Ele criticou o modelo de auditoria adotado por algumas operadoras: “Auditoria médica é um ato médico e deve ser feita por médicos com CRM ativo. Não pode ser feita por enfermeiros, técnicos de enfermagem ou administradores, visando apenas interesses financeiros. O paciente sofre quando o diálogo técnico entre médico auditor e assistente não acontece.”
Segundo Ramalho, essa prática gera negativas sistemáticas, atrasos de tratamentos e contribui para o aumento da judicialização da saúde.

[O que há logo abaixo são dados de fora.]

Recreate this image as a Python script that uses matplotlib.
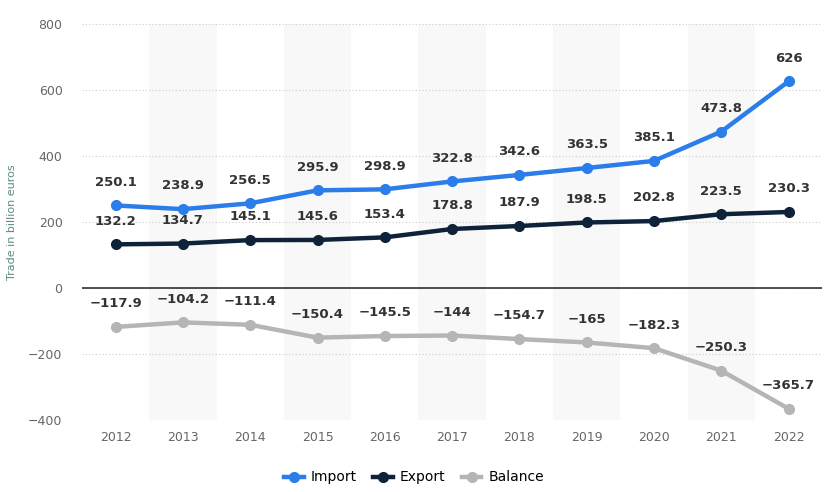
import matplotlib.pyplot as plt
from matplotlib.lines import Line2D

years = [2012, 2013, 2014, 2015, 2016, 2017, 2018, 2019, 2020, 2021, 2022]
imports = [250.1, 238.9, 256.5, 295.9, 298.9, 322.8, 342.6, 363.5, 385.1, 473.8, 626]
exports = [132.2, 134.7, 145.1, 145.6, 153.4, 178.8, 187.9, 198.5, 202.8, 223.5, 230.3]
balance = [-117.9, -104.2, -111.4, -150.4, -145.5, -144, -154.7, -165, -182.3, -250.3, -365.7]

c_imp = '#2b7de9'
c_exp = '#0e2239'
c_bal = '#b5b5b5'


def fmt(v):
    s = ('%g' % abs(v))
    return ('\u2212' + s) if v < 0 else s


fig = plt.figure(figsize=(8.28, 4.92), dpi=100)
ax = fig.add_axes([0.099, 0.1463, 0.894, 0.805])

# alternating column bands
for i, y in enumerate(years):
    if i % 2 == 1:
        ax.axvspan(y - 0.5, y + 0.5, color='#f8f8f8', zorder=0, lw=0)

ax.set_xlim(2011.5, 2022.5)
ax.set_ylim(-400, 800)
ax.set_yticks([-400, -200, 0, 200, 400, 600, 800])
ax.set_yticklabels([fmt(t) for t in [-400, -200, 0, 200, 400, 600, 800]])
ax.set_xticks(years)
ax.grid(axis='y', linestyle=(0, (1, 2)), color='#cccccc', lw=0.8, zorder=1)
ax.axhline(0, color='#333333', lw=1.2, zorder=2)
for s in ax.spines.values():
    s.set_visible(False)
ax.tick_params(length=0, colors='#666666', labelsize=9)
ax.tick_params(axis='x', pad=8)
ax.tick_params(axis='y', pad=14)
ax.set_ylabel('Trade in billion euros', color='#5d8a86', fontsize=8, labelpad=8)

for vals, col in [(imports, c_imp), (exports, c_exp), (balance, c_bal)]:
    ax.plot(years, vals, color=col, lw=3.2, marker='o', ms=7, zorder=3)
    for x, v in zip(years, vals):
        ax.annotate(fmt(v), (x, v), xytext=(0, 12), textcoords='offset points',
                    ha='center', va='bottom', fontsize=9.5, fontweight='bold',
                    color='#333333', zorder=4)

handles = [Line2D([0], [0], color=c, lw=3.2, marker='o', ms=7)
           for c in (c_imp, c_exp, c_bal)]
fig.legend(handles, ['Import', 'Export', 'Balance'], loc='lower center',
           bbox_to_anchor=(0.5, -0.01), ncol=3, frameon=False, fontsize=10,
           handlelength=1.4, columnspacing=1.2, handletextpad=0.5)

fig.savefig('out.png', dpi=100)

Depoimentos de Usuários: Histórias de Negligência e Superação
Vários usuários compartilharam experiências de dificuldades em acessar tratamentos médicos. Uma paciente relatou: “Minha vida foi devastada. Saí do hospital supersequelada e sem auxílio. Só consegui atendimento adequado pelo SUS após duas tentativas frustradas pelo plano de saúde.”
Outro advogado destacou o descumprimento de liminares pelos planos: “Mesmo com decisão judicial, os planos negociam valores com prestadores antes de cumprir o que foi determinado, atrasando o tratamento de pacientes em risco iminente de morte.”

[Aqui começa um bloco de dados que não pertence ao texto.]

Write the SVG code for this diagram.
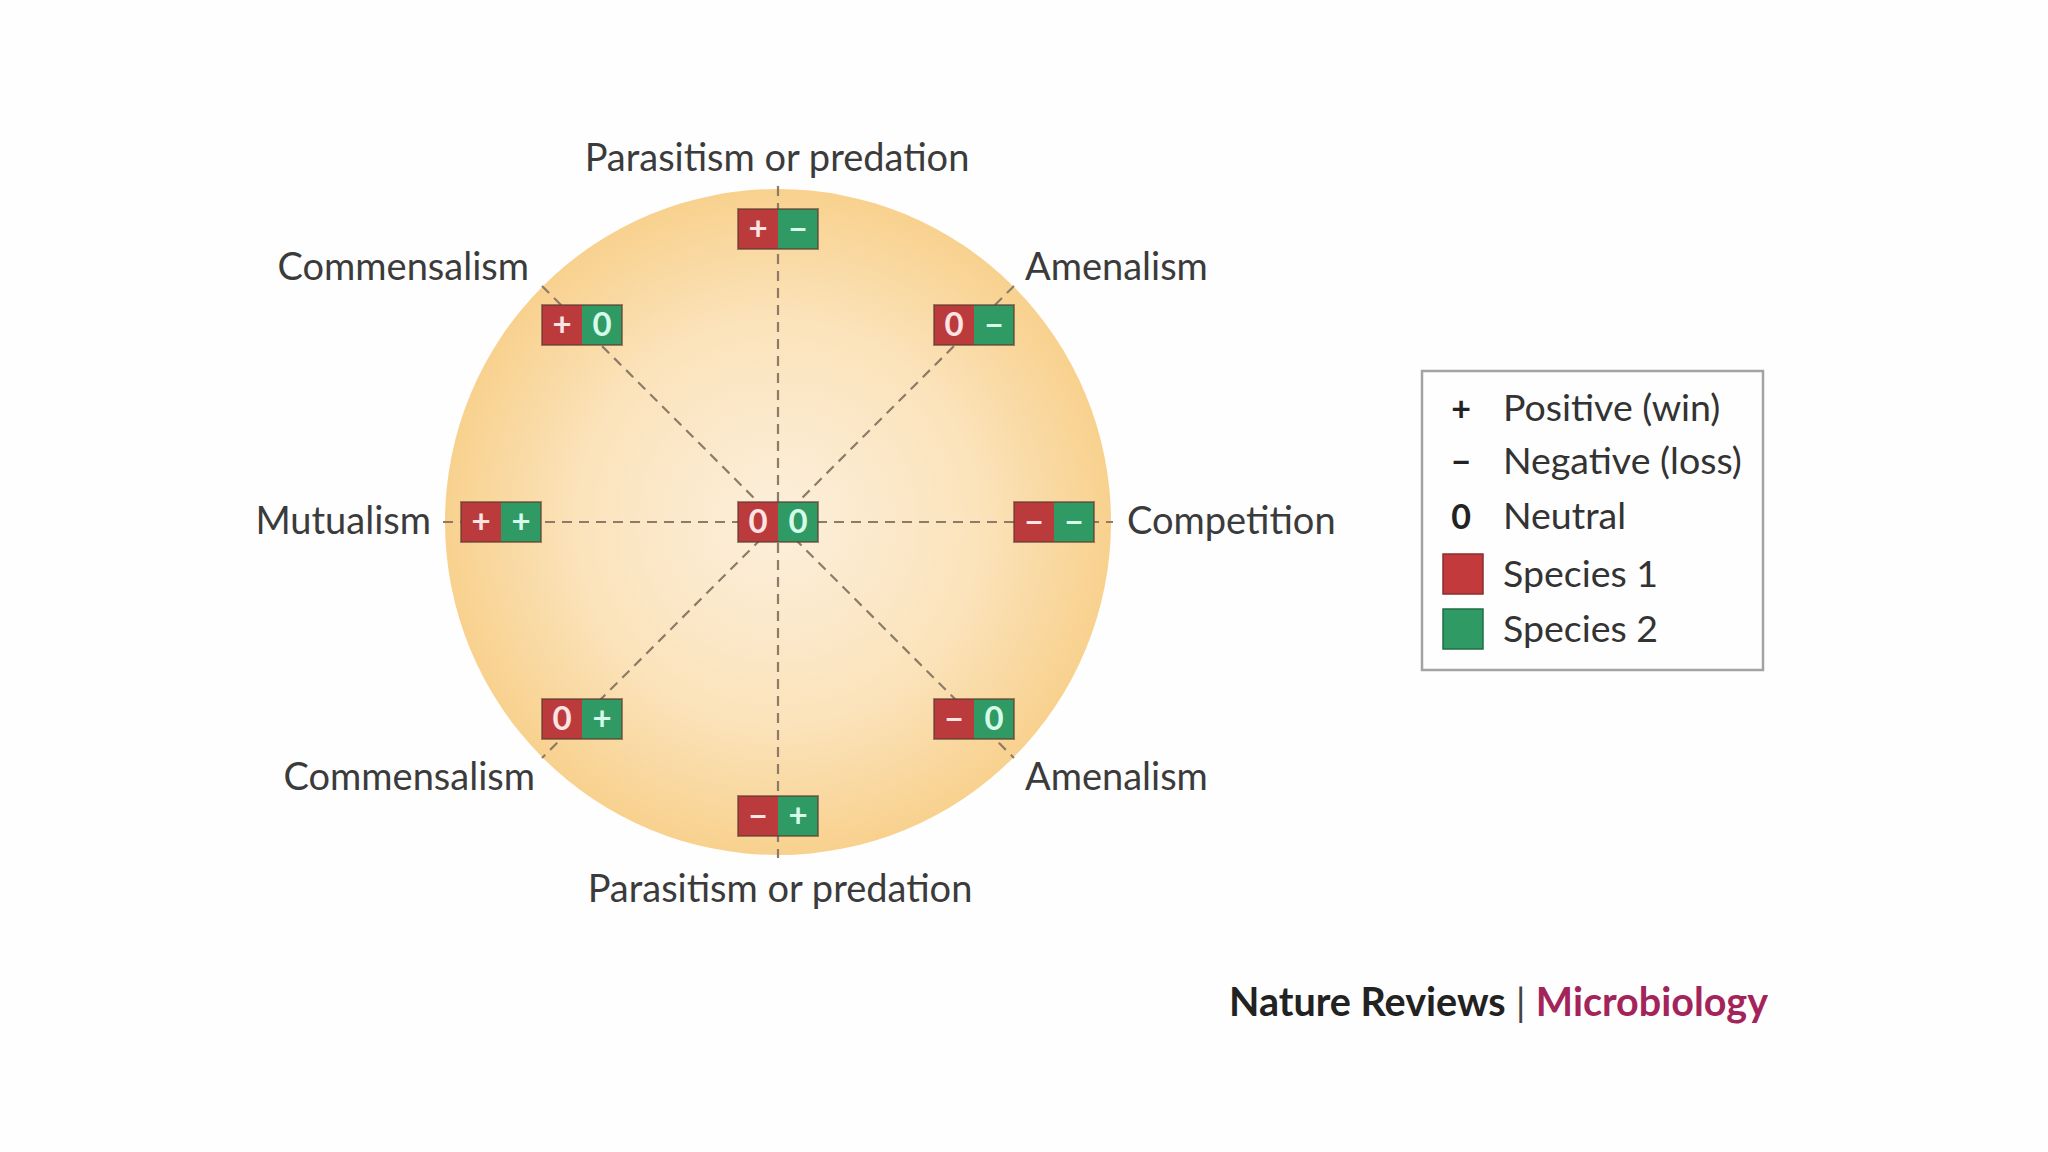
<svg xmlns="http://www.w3.org/2000/svg" width="2048" height="1152" viewBox="0 0 2048 1152">
<defs>
<radialGradient id="disc" cx="778" cy="522" r="333" gradientUnits="userSpaceOnUse">
<stop offset="0" stop-color="#fcefdc"/>
<stop offset="0.6" stop-color="#fbe3bb"/>
<stop offset="1" stop-color="#f8d18e"/>
</radialGradient>
<style>
.lbl{font-family:Lato,"Liberation Sans",sans-serif;font-size:38px;fill:#3b3b3b}
.r{fill:#bb3b3d}
.g{fill:#2f9a63}
.bx{fill:none;stroke:#5e3a2e;stroke-width:2;stroke-opacity:0.6}
.gr{font-family:Lato,"Liberation Sans",sans-serif;font-weight:bold;font-size:33px;fill:#fde4e4;text-anchor:middle}
.gg{font-family:Lato,"Liberation Sans",sans-serif;font-weight:bold;font-size:33px;fill:#d6fbea;text-anchor:middle}
.dash{fill:none;stroke:#8d7b68;stroke-width:2.2;stroke-dasharray:10 7}
.leg{font-family:Lato,"Liberation Sans",sans-serif;font-size:37.5px;fill:#333}
.sym{font-family:Lato,"Liberation Sans",sans-serif;font-weight:bold;font-size:34px;fill:#222;text-anchor:middle}
</style>
</defs>
<rect width="2048" height="1152" fill="#fefefe"/>
<circle cx="778" cy="522" r="333" fill="url(#disc)"/>
<g id="connectors">
<line class="dash" x1="778" y1="186" x2="778" y2="858"/>
<line class="dash" x1="443" y1="522" x2="1113" y2="522"/>
<line class="dash" x1="542" y1="286" x2="1014" y2="758"/>
<line class="dash" x1="1014" y1="286" x2="542" y2="758"/>
</g>
<g id="node-parasitism-top">
<text class="lbl" x="777" y="171" text-anchor="middle">Parasitism or predation</text>
<rect class="r" x="738" y="209" width="40" height="40"/><rect class="g" x="778" y="209" width="40" height="40"/><rect class="bx" x="738" y="209" width="80" height="40"/>
<text class="gr" x="758" y="240">+</text><text class="gg" x="798" y="240">−</text>
</g>
<g id="node-commensalism-top">
<text class="lbl" x="529" y="280" text-anchor="end">Commensalism</text>
<rect class="r" x="542" y="305" width="40" height="40"/><rect class="g" x="582" y="305" width="40" height="40"/><rect class="bx" x="542" y="305" width="80" height="40"/>
<text class="gr" x="562" y="336">+</text><text class="gg" x="602" y="336">0</text>
</g>
<g id="node-amenalism-top">
<text class="lbl" x="1025" y="280">Amenalism</text>
<rect class="r" x="934" y="305" width="40" height="40"/><rect class="g" x="974" y="305" width="40" height="40"/><rect class="bx" x="934" y="305" width="80" height="40"/>
<text class="gr" x="954" y="336">0</text><text class="gg" x="994" y="336">−</text>
</g>
<g id="node-mutualism">
<text class="lbl" x="431" y="534" text-anchor="end">Mutualism</text>
<rect class="r" x="461" y="502" width="40" height="40"/><rect class="g" x="501" y="502" width="40" height="40"/><rect class="bx" x="461" y="502" width="80" height="40"/>
<text class="gr" x="481" y="533">+</text><text class="gg" x="521" y="533">+</text>
</g>
<g id="node-neutral">
<rect class="r" x="738" y="502" width="40" height="40"/><rect class="g" x="778" y="502" width="40" height="40"/><rect class="bx" x="738" y="502" width="80" height="40"/>
<text class="gr" x="758" y="533">0</text><text class="gg" x="798" y="533">0</text>
</g>
<g id="node-competition">
<text class="lbl" x="1127" y="534">Competition</text>
<rect class="r" x="1014" y="502" width="40" height="40"/><rect class="g" x="1054" y="502" width="40" height="40"/><rect class="bx" x="1014" y="502" width="80" height="40"/>
<text class="gr" x="1034" y="533">−</text><text class="gg" x="1074" y="533">−</text>
</g>
<g id="node-commensalism-bottom">
<text class="lbl" x="535" y="790" text-anchor="end">Commensalism</text>
<rect class="r" x="542" y="699" width="40" height="40"/><rect class="g" x="582" y="699" width="40" height="40"/><rect class="bx" x="542" y="699" width="80" height="40"/>
<text class="gr" x="562" y="730">0</text><text class="gg" x="602" y="730">+</text>
</g>
<g id="node-amenalism-bottom">
<text class="lbl" x="1025" y="790">Amenalism</text>
<rect class="r" x="934" y="699" width="40" height="40"/><rect class="g" x="974" y="699" width="40" height="40"/><rect class="bx" x="934" y="699" width="80" height="40"/>
<text class="gr" x="954" y="730">−</text><text class="gg" x="994" y="730">0</text>
</g>
<g id="node-parasitism-bottom">
<text class="lbl" x="780" y="902" text-anchor="middle">Parasitism or predation</text>
<rect class="r" x="738" y="796" width="40" height="40"/><rect class="g" x="778" y="796" width="40" height="40"/><rect class="bx" x="738" y="796" width="80" height="40"/>
<text class="gr" x="758" y="827">−</text><text class="gg" x="798" y="827">+</text>
</g>
<g id="legend">
<rect x="1422" y="371" width="341" height="299" fill="#fefefe" stroke="#a3a3a3" stroke-width="2.5"/>
<text class="sym" x="1461" y="421">+</text><text class="leg" x="1503" y="421">Positive (win)</text>
<text class="sym" x="1461" y="474">−</text><text class="leg" x="1503" y="474">Negative (loss)</text>
<text class="sym" x="1461" y="529">0</text><text class="leg" x="1503" y="529">Neutral</text>
<rect x="1443" y="554" width="40" height="40" fill="#c23a3c" stroke="#8a2e2e" stroke-width="1.5"/><text class="leg" x="1503" y="587">Species 1</text>
<rect x="1443" y="609" width="40" height="40" fill="#2f9a63" stroke="#1f6e45" stroke-width="1.5"/><text class="leg" x="1503" y="642">Species 2</text>
</g>
<g id="footer">
<text x="1229" y="1016" font-family="Lato,'Liberation Sans',sans-serif" font-weight="bold" font-size="39.5"><tspan fill="#222">Nature Reviews</tspan><tspan fill="#444" font-weight="normal"> | </tspan><tspan fill="#a3245a">Microbiology</tspan></text>
</g>
</svg>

Propostas e Encaminhamentos
Entre as propostas discutidas, destaca-se a criação de um PROCON Saúde, que funcionaria como um departamento específico para receber denúncias relacionadas a planos de saúde. O objetivo é agilizar o atendimento e oferecer suporte especializado ao cidadão.
O encontro contou com a presença de autoridades como o presidente da Comissão Especial de Saúde Suplementar do ABE, representantes do Ministério Público, OAB, Procon e Defensoria Pública, além de médicos, advogados e usuários.
O debate reforçou a urgência de revisão de processos, maior transparência nas auditorias médicas, fiscalização efetiva e equilíbrio entre lucro das operadoras e direitos dos consumidores, consolidando a audiência pública como um passo importante para a melhoria do sistema de saúde suplementar em Goiás.